Я горблюсь на стуле, ворочаю-перекатываю в голове тяжелые ребристые мысли, пытаюсь свести концы с началами, отыскать точку опоры...
Как вдруг острая ржавая мысль-игла впивается в мозг и заглушает мгновенно весь бессвязный хоровод дум - "Аллергия"! Мне позвонили из журнала "Русский вестник" месяца три назад и сообщили, что моя повесть идет наконец-то в одном из ближайших номеров.
Так, так, так!.. Что делать? Генератор мозга загудел с удвоенной энергией. Надо бы наметить-продумать план, но - некогда. Ведь сегодня пятница, времени совсем нет. Срочно - остановить! Задержать! Снять! Запретить!
Я снова тревожу телефон, остервенело долблю по кнопкам: срыв! срыв! срыв! И - длинные гудки. Ах, черт! У них обед уже... Так, значит, пока - на почту. Я выскребываю деньги из заначки и бегу.
На телеграфе я, запыхавшись, заполняю прыгающими строчками бланк срочной телеграммы: "Мою повесть "Аллергия" печатать запрещаю все подробности по телефону. Назаров". И вдруг - нелепость, конфуз: у меня не хватает расплатиться за телеграмму - рублей пятнадцать.
- Девушка! Бога ради! - умоляю-унижаюсь я. - Вот мое писательское удостоверение. Я - местный, свой, я здесь рядышком живу. Я вечером занесу эти злосчастные пятнадцать рублей...
"Девушка", мадам лет сорока пяти, нежданно-негаданно обливает душу мою израненную бальзамом.
- Ну что вы, что вы! Я вас знаю. Я ваши рассказы в "Местной жизни" всегда-всегда читаю. Я и книгу вашу купила на лотке - за четыре тысячи. Мне очень нравится...
- Спасибо, спасибо! - вспыхиваю я.
- Не надо ничего доплачивать, что вы! Скажите, если не секрет, а что случилось с повестью "Аллергия"?

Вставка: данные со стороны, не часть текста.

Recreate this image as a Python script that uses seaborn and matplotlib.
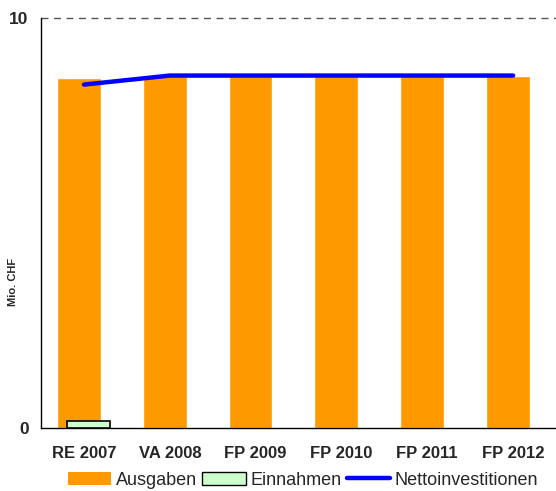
import numpy as np
import pandas as pd
import matplotlib.pyplot as plt
import seaborn as sns
from matplotlib.patches import Patch
from matplotlib.lines import Line2D

# ----------------------------------------
# Daten (Mio. CHF)
jahre = ['RE 2007', 'VA 2008', 'FP 2009', 'FP 2010', 'FP 2011', 'FP 2012']
ausgaben = [8.55, 8.6, 8.6, 8.6, 8.6, 8.6]
einnahmen = [0.17, 0.0, 0.0, 0.0, 0.0, 0.0]
netto = [8.38, 8.6, 8.6, 8.6, 8.6, 8.6]

df = pd.DataFrame({'jahr': jahre, 'ausgaben': ausgaben,
                   'einnahmen': einnahmen, 'netto': netto})

sns.set_style('white')
plt.rcParams['font.family'] = ['Liberation Sans', 'DejaVu Sans']

fig = plt.figure(figsize=(5.56, 4.91), dpi=100)
ax = fig.add_axes([0.074, 0.128, 0.926, 0.835])

pos = np.arange(len(jahre))
ax.bar(pos - 0.06, df['ausgaben'], width=0.51, color='#FF9900', zorder=2)
# Einnahmen: Rahmen nur bei Werten > 0
kanten = ['black' if v > 0 else 'none' for v in df['einnahmen']]
ax.bar(pos + 0.05, df['einnahmen'], width=0.5, color='#CCFFCC',
       edgecolor=kanten, linewidth=1.2, zorder=3)
sns.lineplot(x=pos, y=df['netto'], ax=ax, color='#0000FF', linewidth=3.2,
             solid_capstyle='round', zorder=4)

# Achsen
ax.set_ylim(0, 10)
ax.set_xlim(-0.5, 5.43)
ax.set_yticks([0, 10])
ax.set_yticklabels(['0', '10'], fontsize=12.5, fontweight='bold')
ax.set_xticks(pos)
ax.set_xticklabels(jahre, fontsize=12, fontweight='bold')
ax.set_xticks(np.arange(-0.5, 6, 1), minor=True)
ax.tick_params(axis='x', which='major', length=0, pad=13)
ax.tick_params(axis='x', which='minor', length=5, width=1, color='black', direction='out')
ax.tick_params(axis='y', length=5, width=1, color='black', direction='out', pad=4)
ax.axhline(10, color='#555555', linestyle=(0, (5, 4)), linewidth=1, zorder=1, clip_on=False)

ax.set_ylabel('Mio. CHF', fontsize=8, fontweight='bold')
ax.yaxis.set_label_coords(-0.045, 0.356)
ax.set_xlabel('')
for s in ['top', 'right']:
    ax.spines[s].set_visible(False)
for s in ['left', 'bottom']:
    ax.spines[s].set_color('black')
    ax.spines[s].set_linewidth(1)

# Legende
handles = [Patch(facecolor='#FF9900', edgecolor='none', label='Ausgaben'),
           Patch(facecolor='#CCFFCC', edgecolor='black', label='Einnahmen'),
           Line2D([0], [0], color='#0000FF', linewidth=3.2, label='Nettoinvestitionen')]
fig.legend(handles=handles, loc='center', bbox_to_anchor=(0.545, 0.022), ncol=3,
           frameon=False, fontsize=13, handlelength=2.4, handleheight=0.75,
           columnspacing=0.3, handletextpad=0.25, borderpad=0)

plt.savefig('out.png', dpi=100)
plt.close()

Объяснять, конечно, некогда, да и смысла нет, но я, признаться, впервые сталкиваюсь с таким непосредственным откликом на мое писательство. Приходится по ходу сочинительствовать:
- Видите ли, я взял, да и выдумал новый вариант этой повести - намного, по-моему, лучший. Вот и хочу заменить.
Телеграфистка благоговейно мне внимает. В другое время я бы целый день ходил Гоголем или по крайней мере Куприным, однако теперь мне не до авторского форса. Надо действовать.

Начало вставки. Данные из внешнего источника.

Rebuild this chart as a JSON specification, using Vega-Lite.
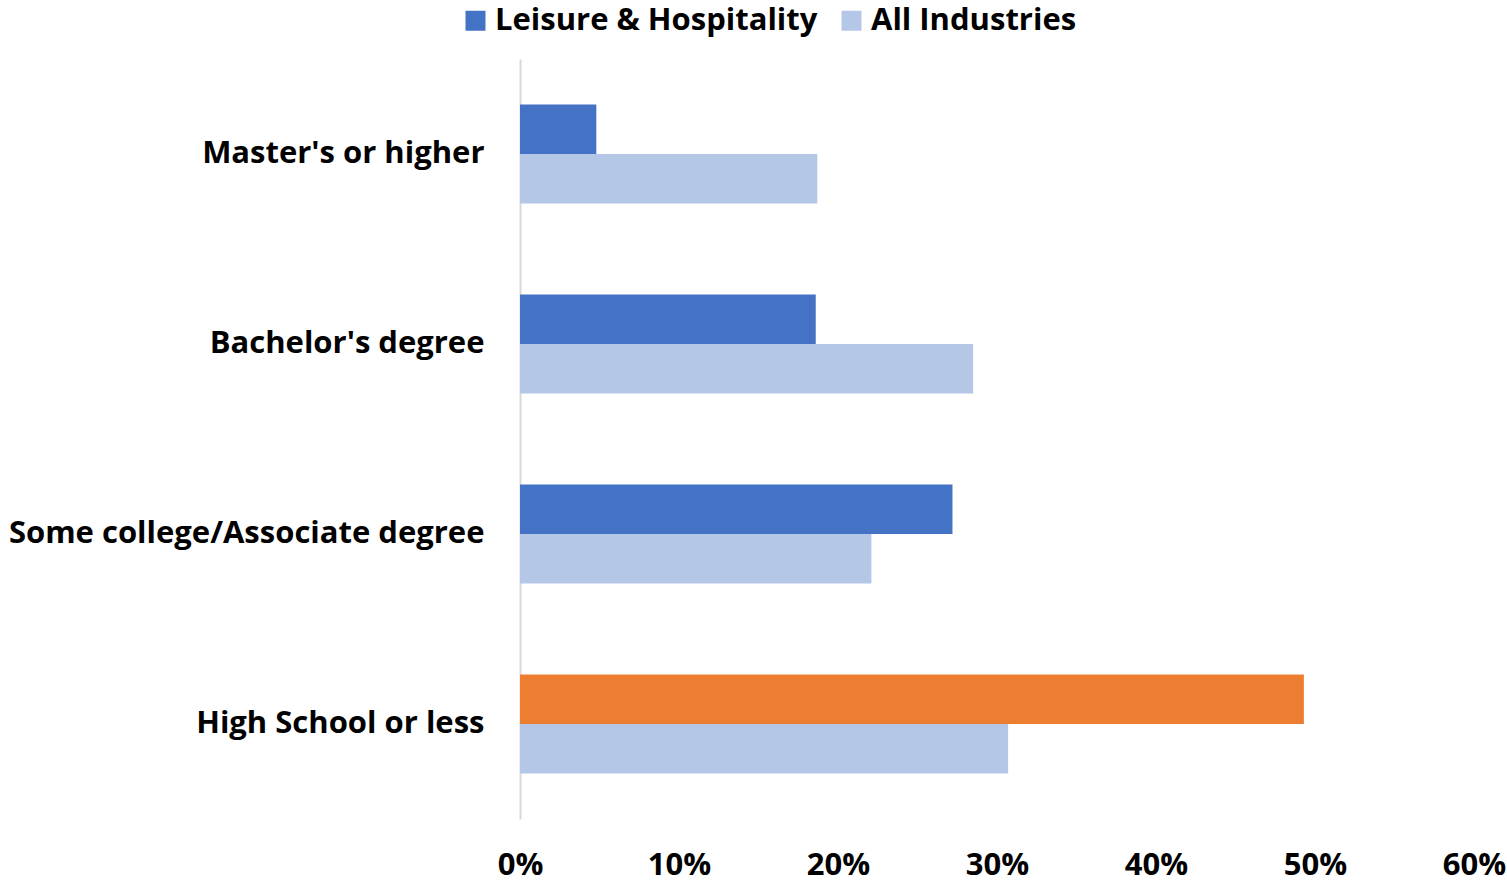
{
  "$schema": "https://vega.github.io/schema/vega-lite/v6.json",
  "autosize": "none",
  "padding": {"left": 520, "top": 59, "right": 33, "bottom": 63},
  "width": 954,
  "height": 760,
  "background": "white",
  "config": {
    "view": {"stroke": null},
    "font": "Open Sans",
    "axis": {"labelFont": "Open Sans", "labelFontWeight": "bold", "labelColor": "#000000", "labelFontSize": 31}
  },
  "data": {
    "values": [
      {"category": "Master's or higher", "series": "Leisure & Hospitality", "value": 0.048},
      {"category": "Master's or higher", "series": "All Industries", "value": 0.187},
      {"category": "Bachelor's degree", "series": "Leisure & Hospitality", "value": 0.186},
      {"category": "Bachelor's degree", "series": "All Industries", "value": 0.285},
      {"category": "Some college/Associate degree", "series": "Leisure & Hospitality", "value": 0.272},
      {"category": "Some college/Associate degree", "series": "All Industries", "value": 0.221},
      {"category": "High School or less", "series": "Leisure & Hospitality", "value": 0.493},
      {"category": "High School or less", "series": "All Industries", "value": 0.307}
    ]
  },
  "mark": {"type": "bar"},
  "encoding": {
    "y": {
      "field": "category",
      "type": "nominal",
      "sort": ["Master's or higher", "Bachelor's degree", "Some college/Associate degree", "High School or less"],
      "scale": {"paddingInner": 0.479, "paddingOuter": 0.2395},
      "axis": {"title": null, "ticks": false, "domainColor": "#D9D9D9", "domainWidth": 2, "labelPadding": 36, "labelLimit": 600}
    },
    "yOffset": {
      "field": "series",
      "type": "nominal",
      "sort": ["Leisure & Hospitality", "All Industries"],
      "scale": {"paddingInner": 0, "paddingOuter": 0}
    },
    "x": {
      "field": "value",
      "type": "quantitative",
      "scale": {"domain": [0, 0.6], "nice": false},
      "axis": {"title": null, "format": ".0%", "values": [0, 0.1, 0.2, 0.3, 0.4, 0.5, 0.6], "grid": false, "ticks": false, "domain": false, "labelPadding": 31, "labelFlush": false}
    },
    "color": {
      "condition": {"test": "datum.category === 'High School or less' && datum.series === 'Leisure & Hospitality'", "value": "#ED7D31"},
      "field": "series",
      "type": "nominal",
      "sort": ["Leisure & Hospitality", "All Industries"],
      "scale": {"domain": ["Leisure & Hospitality", "All Industries"], "range": ["#4472C4", "#B4C7E7"]},
      "legend": {
        "title": null,
        "orient": "none",
        "direction": "horizontal",
        "legendX": -60,
        "legendY": -54,
        "symbolType": "square",
        "symbolSize": 400,
        "symbolStrokeWidth": 0,
        "labelFont": "Open Sans",
        "labelFontWeight": "bold",
        "labelFontSize": 31,
        "labelColor": "#000000",
        "labelOffset": 4,
        "columnPadding": 18,
        "labelLimit": 600
      }
    }
  }
}
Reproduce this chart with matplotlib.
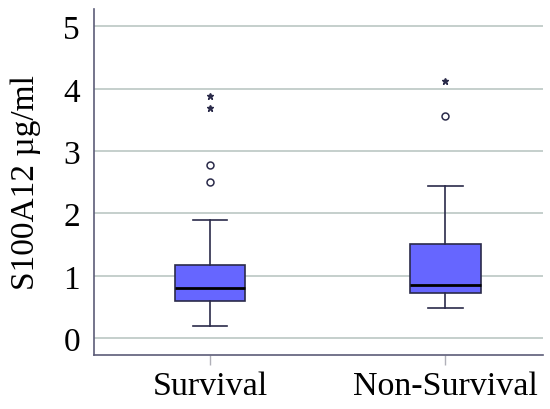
import matplotlib
matplotlib.use("Agg")
import matplotlib.pyplot as plt

# Box statistics (S100A12, ug/ml)
groups = ["Survival", "Non-Survival"]
medians = [0.81, 0.85]
q1 = [0.59, 0.73]
q3 = [1.175, 1.515]
whisker_lo = [0.20, 0.485]
whisker_hi = [1.90, 2.445]
# mild outliers (circles) and extreme values (stars)
outliers = [[2.505, 2.78], [3.56]]
extremes = [[3.70, 3.89], [4.13]]

yticks = [0, 1, 2, 3, 4, 5]

box_color = "#6666ff"
line_color = "#2b2b4a"
grid_color = "#c5cfcc"
spine_color = "#5c5c78"

plt.rcParams["font.family"] = ["Liberation Serif", "DejaVu Serif"]

fig = plt.figure(figsize=(5.5, 4.1), dpi=100)
ax = fig.add_axes([94 / 550, 54 / 410, 449 / 550, 346 / 410])

stats = []
for i, name in enumerate(groups):
    stats.append({
        "label": name,
        "med": medians[i],
        "q1": q1[i],
        "q3": q3[i],
        "whislo": whisker_lo[i],
        "whishi": whisker_hi[i],
        "fliers": outliers[i],
    })

positions = list(range(1, len(groups) + 1))
ax.bxp(
    stats,
    positions=positions,
    widths=0.30,
    patch_artist=True,
    boxprops=dict(facecolor=box_color, edgecolor=line_color, linewidth=1.2),
    medianprops=dict(color="black", linewidth=2),
    whiskerprops=dict(color=line_color, linewidth=1.2),
    capprops=dict(color=line_color, linewidth=1.2),
    capwidths=0.145,
    flierprops=dict(marker="o", markersize=5, markerfacecolor="none",
                    markeredgecolor=line_color, markeredgewidth=1.1),
    zorder=3,
)

for pos, vals in zip(positions, extremes):
    ax.plot([pos] * len(vals), vals, linestyle="none", marker="*",
            markersize=4.5, color=line_color, zorder=4)

ax.set_xlim(0.508, 2.414)
ax.set_ylim(-0.27, 5.28)
ax.set_yticks(yticks)
ax.set_xticks(positions)
ax.set_xticklabels(groups)

ax.yaxis.grid(True, color=grid_color, linewidth=1.4, zorder=0)
ax.set_axisbelow(True)

for side in ("top", "right"):
    ax.spines[side].set_visible(False)
for side in ("left", "bottom"):
    ax.spines[side].set_color(spine_color)
    ax.spines[side].set_linewidth(1.2)

ax.tick_params(axis="y", length=0, pad=10, labelsize=24)
ax.tick_params(axis="x", length=7, width=1, color="#b0b0b8", pad=4,
               labelsize=24.5)

ax.set_ylabel("S100A12 µg/ml", fontsize=24, labelpad=16)

fig.savefig("out.png", dpi=100)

Но телефонная связь и после обеда не рождается: никто трубку там, в Москве, и не думает поднимать. Наконец, перепробовав все номера и раскалившись до бешенства, я законтачиваю разговор, как выясняется, с бабусей-уборщицей.
- И-и-и, милок, их никогошеньки и нету. Оне ж номер новый чередной выпустили, вот и отдыхают нонче, празднуют...
Значит, номер вышел! Неужто - в нём? Боже! Я понимаю: обстоятельства не переплюнешь - надо ждать. Дрыгаться и подпрыгивать бесполезно. Я поелику возможно беру себя в руки, возвращаюсь в действительность, к будничным мирским заботам. Фурсик теребит меня недовольным мяучьим криком, жалобно стонет: мол, ты, хозяин, сам не жрешь, не лопаешь, но меня-то не забывай подкармливать!
Подхватив оголодавшую животину на руки, что этот огненно-рыжий наглец обожает донельзя, я несу его, хрюкающего от удовольствия, на кухню, развожу для начала ложечку сгущенки. Я становлюсь вдруг страшно добрым и сентиментальным. Я гляжу, как кот, этот наш мартовский похудевший кот с куделями линяющей шерсти на рыжих боках, алчно лакает сиропное молоко, и на глаза мои уставшие набегают очистительные щиплющие слезы. Я отпиливаю хлебным ножом увесистый кусок мороженого минтая и пластик коровьей печенки, размягчаю их под струёй горячей воды и вываливаю Фурсу под нос. Кастратик наш очумело смотрит на меня пару секунд, боясь подвоха, подпрыгивает от сладострастия и с урчанием впивается клыками в деликатесы.